◆ **TASK INSTRUCTIONS**
Start with the line that contains "Generate a Python" and end with the line that contains "from matplotlib.lines import Line2D"; retype those lines and the ones between them exactly, without any pictures.

### DATA SUPPLIED ###

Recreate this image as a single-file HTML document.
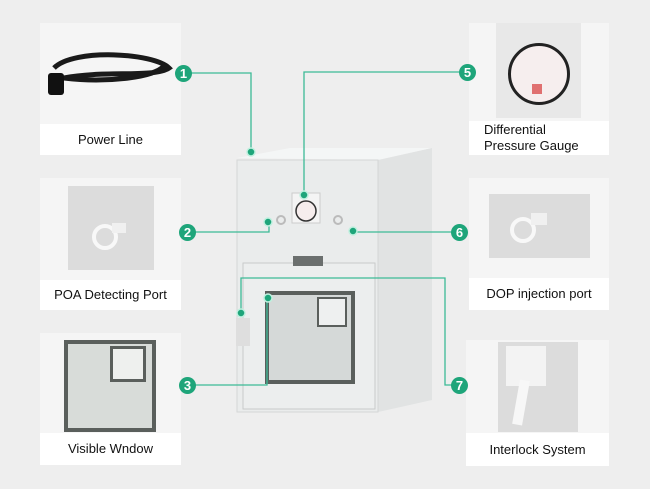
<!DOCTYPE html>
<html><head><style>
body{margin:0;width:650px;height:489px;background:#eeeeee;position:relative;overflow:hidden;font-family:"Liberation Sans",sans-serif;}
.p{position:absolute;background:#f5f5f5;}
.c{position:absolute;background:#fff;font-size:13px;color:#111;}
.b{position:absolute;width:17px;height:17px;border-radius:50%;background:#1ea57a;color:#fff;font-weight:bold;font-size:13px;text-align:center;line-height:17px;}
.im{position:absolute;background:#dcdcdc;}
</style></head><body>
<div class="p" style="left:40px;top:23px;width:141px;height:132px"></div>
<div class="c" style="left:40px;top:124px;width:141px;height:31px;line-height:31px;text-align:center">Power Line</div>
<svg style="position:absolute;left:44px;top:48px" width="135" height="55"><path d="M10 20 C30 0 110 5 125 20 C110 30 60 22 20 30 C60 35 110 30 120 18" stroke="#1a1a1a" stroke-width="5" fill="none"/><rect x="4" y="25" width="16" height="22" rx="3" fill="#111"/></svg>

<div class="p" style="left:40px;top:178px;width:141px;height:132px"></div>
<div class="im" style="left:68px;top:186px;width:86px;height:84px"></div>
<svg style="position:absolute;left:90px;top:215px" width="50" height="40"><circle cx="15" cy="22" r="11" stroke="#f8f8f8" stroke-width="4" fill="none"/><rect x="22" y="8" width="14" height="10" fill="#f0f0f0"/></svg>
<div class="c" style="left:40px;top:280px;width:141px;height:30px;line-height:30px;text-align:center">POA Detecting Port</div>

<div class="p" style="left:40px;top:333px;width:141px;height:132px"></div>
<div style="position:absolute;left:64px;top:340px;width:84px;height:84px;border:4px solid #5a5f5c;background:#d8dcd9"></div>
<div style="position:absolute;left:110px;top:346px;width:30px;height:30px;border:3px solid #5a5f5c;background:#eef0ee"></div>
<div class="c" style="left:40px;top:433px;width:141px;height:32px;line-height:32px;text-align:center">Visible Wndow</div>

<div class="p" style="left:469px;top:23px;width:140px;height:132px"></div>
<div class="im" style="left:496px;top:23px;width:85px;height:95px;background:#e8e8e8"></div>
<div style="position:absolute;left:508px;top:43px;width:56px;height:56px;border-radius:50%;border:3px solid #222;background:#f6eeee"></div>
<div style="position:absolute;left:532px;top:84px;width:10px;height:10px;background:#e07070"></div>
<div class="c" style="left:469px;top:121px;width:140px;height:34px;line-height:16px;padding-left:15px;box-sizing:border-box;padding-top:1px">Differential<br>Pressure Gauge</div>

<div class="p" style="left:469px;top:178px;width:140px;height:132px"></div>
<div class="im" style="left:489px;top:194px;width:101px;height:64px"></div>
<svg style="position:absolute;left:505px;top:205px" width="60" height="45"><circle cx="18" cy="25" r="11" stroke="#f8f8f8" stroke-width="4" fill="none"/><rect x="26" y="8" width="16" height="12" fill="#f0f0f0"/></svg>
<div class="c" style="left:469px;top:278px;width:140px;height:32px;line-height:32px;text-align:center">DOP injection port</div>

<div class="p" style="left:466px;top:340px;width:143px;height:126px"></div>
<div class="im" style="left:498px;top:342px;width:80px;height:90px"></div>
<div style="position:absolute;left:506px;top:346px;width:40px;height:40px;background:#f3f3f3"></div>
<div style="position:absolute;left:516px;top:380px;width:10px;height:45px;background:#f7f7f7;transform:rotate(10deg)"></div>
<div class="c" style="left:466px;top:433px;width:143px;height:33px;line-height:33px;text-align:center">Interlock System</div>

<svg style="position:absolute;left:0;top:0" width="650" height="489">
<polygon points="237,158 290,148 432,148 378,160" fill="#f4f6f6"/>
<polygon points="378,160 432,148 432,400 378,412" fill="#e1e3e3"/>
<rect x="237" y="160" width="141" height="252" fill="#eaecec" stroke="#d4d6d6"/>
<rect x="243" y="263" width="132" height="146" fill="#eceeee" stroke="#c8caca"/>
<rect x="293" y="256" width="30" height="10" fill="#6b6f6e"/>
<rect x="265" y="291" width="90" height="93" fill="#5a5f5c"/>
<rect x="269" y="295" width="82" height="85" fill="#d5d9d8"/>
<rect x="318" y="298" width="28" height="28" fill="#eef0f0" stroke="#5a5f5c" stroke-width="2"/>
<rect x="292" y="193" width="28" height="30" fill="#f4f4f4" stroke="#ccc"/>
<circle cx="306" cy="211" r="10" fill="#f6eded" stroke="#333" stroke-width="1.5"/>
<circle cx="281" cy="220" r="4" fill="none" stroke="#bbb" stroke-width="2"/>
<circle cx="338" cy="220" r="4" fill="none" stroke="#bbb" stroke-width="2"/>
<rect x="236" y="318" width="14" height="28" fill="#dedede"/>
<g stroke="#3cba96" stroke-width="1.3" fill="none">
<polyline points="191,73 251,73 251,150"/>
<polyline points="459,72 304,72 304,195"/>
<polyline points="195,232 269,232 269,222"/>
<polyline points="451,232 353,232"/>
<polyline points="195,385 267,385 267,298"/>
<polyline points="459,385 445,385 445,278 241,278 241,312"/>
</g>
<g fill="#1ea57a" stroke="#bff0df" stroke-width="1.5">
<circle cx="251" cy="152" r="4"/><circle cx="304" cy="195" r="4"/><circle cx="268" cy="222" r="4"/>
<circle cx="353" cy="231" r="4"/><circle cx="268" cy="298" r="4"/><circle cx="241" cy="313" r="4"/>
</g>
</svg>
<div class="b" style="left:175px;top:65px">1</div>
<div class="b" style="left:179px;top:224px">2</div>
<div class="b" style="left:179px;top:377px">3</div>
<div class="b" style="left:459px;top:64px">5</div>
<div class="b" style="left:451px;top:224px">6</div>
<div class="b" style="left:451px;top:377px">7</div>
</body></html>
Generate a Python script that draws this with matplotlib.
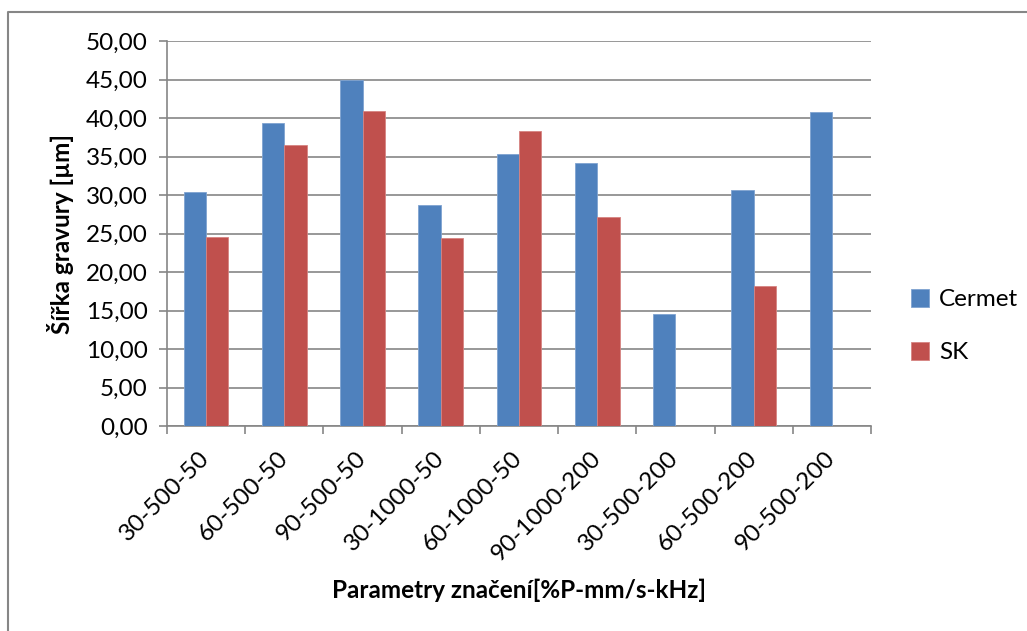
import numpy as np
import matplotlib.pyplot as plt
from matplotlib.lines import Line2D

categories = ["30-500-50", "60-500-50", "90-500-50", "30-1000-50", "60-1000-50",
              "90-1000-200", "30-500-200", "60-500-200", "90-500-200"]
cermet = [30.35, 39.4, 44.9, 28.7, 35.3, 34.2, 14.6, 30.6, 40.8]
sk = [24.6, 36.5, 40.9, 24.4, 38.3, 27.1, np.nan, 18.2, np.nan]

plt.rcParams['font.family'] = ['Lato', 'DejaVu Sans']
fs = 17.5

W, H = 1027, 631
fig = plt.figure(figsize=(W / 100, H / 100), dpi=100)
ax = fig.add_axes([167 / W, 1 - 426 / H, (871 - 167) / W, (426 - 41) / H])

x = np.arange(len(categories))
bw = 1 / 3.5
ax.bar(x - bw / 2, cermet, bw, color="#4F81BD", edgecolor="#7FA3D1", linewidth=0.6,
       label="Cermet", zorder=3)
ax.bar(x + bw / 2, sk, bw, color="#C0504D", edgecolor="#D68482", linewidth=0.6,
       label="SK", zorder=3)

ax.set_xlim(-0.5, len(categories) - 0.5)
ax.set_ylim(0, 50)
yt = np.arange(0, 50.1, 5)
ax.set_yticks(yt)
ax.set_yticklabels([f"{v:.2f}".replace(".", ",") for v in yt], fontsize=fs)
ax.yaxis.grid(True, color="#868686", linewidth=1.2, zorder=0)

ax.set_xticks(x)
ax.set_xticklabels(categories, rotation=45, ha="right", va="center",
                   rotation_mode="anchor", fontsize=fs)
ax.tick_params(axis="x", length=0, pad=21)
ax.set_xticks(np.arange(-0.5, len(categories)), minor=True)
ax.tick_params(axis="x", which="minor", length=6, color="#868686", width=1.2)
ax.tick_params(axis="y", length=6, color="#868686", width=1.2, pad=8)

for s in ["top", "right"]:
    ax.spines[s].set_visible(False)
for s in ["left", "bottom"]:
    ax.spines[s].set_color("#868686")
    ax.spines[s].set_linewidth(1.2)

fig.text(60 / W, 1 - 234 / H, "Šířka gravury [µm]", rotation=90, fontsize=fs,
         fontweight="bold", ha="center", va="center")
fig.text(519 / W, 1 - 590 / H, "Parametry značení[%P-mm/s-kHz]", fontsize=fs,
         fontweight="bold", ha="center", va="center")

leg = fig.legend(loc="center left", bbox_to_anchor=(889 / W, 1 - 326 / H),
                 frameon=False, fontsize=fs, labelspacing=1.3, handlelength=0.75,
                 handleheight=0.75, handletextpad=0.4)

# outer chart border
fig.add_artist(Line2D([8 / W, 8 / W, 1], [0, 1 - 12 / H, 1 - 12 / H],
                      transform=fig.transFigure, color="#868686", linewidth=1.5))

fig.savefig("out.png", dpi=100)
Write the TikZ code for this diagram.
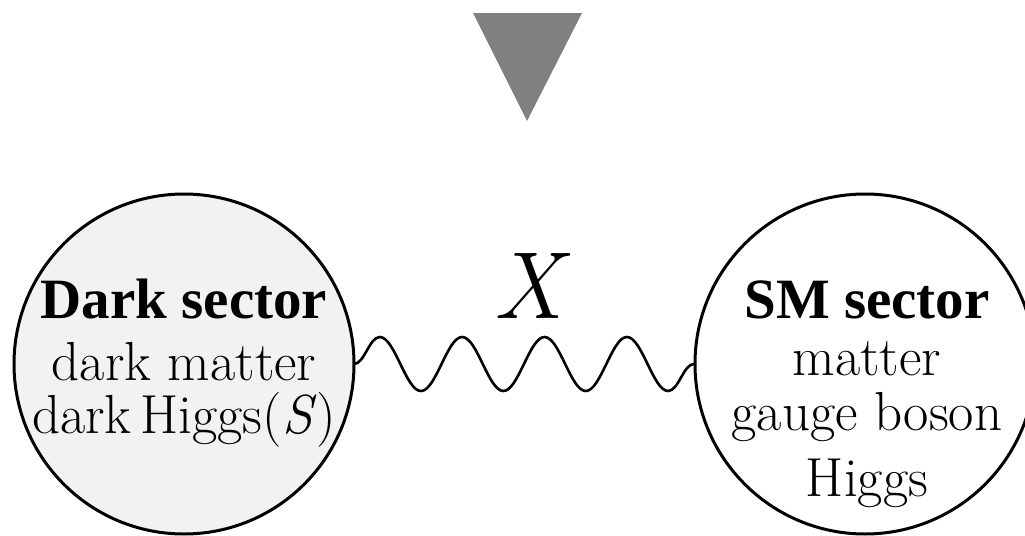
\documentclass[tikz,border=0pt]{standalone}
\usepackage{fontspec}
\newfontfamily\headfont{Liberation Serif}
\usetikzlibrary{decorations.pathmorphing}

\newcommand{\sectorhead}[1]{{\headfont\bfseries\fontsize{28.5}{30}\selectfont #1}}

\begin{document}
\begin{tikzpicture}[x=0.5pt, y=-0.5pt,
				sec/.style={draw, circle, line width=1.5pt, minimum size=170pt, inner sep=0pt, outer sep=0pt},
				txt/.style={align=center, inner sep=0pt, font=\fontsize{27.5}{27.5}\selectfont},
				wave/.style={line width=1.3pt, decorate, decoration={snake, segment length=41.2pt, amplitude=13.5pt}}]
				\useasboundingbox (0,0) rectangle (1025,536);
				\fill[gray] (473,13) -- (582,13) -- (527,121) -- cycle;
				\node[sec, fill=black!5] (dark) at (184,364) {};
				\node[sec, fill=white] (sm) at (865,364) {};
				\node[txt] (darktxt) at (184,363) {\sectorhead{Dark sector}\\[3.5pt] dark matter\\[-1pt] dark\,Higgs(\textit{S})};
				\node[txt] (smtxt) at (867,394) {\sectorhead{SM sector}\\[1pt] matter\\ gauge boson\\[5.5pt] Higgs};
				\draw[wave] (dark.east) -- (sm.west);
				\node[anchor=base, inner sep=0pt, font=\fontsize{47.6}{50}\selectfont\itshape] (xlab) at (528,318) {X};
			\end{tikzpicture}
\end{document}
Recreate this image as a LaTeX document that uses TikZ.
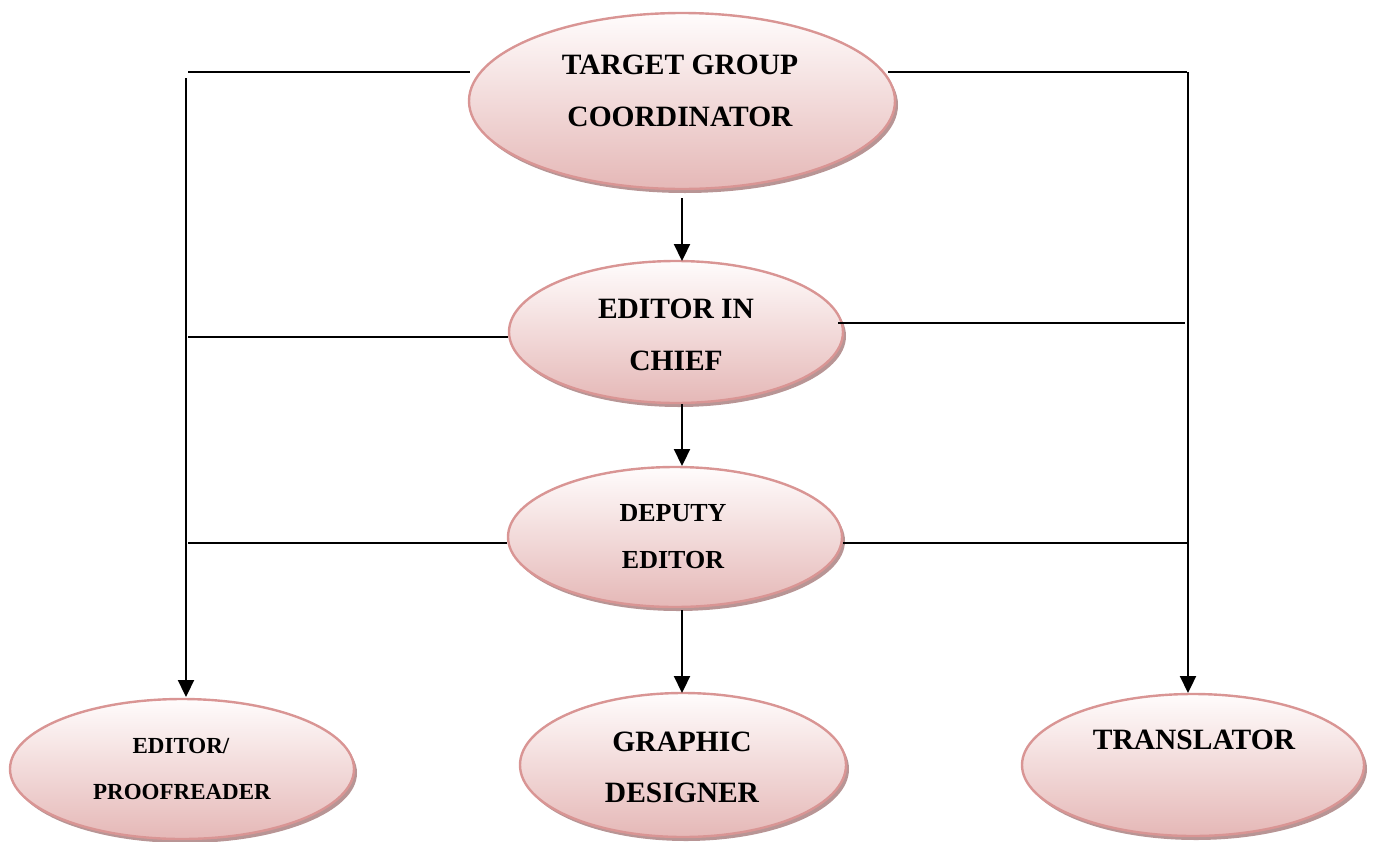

###

◆ **RESPONSE TO THE EXERCISE**
Generate a Python script that draws this with matplotlib.
import numpy as np
import matplotlib.pyplot as plt
from matplotlib.lines import Line2D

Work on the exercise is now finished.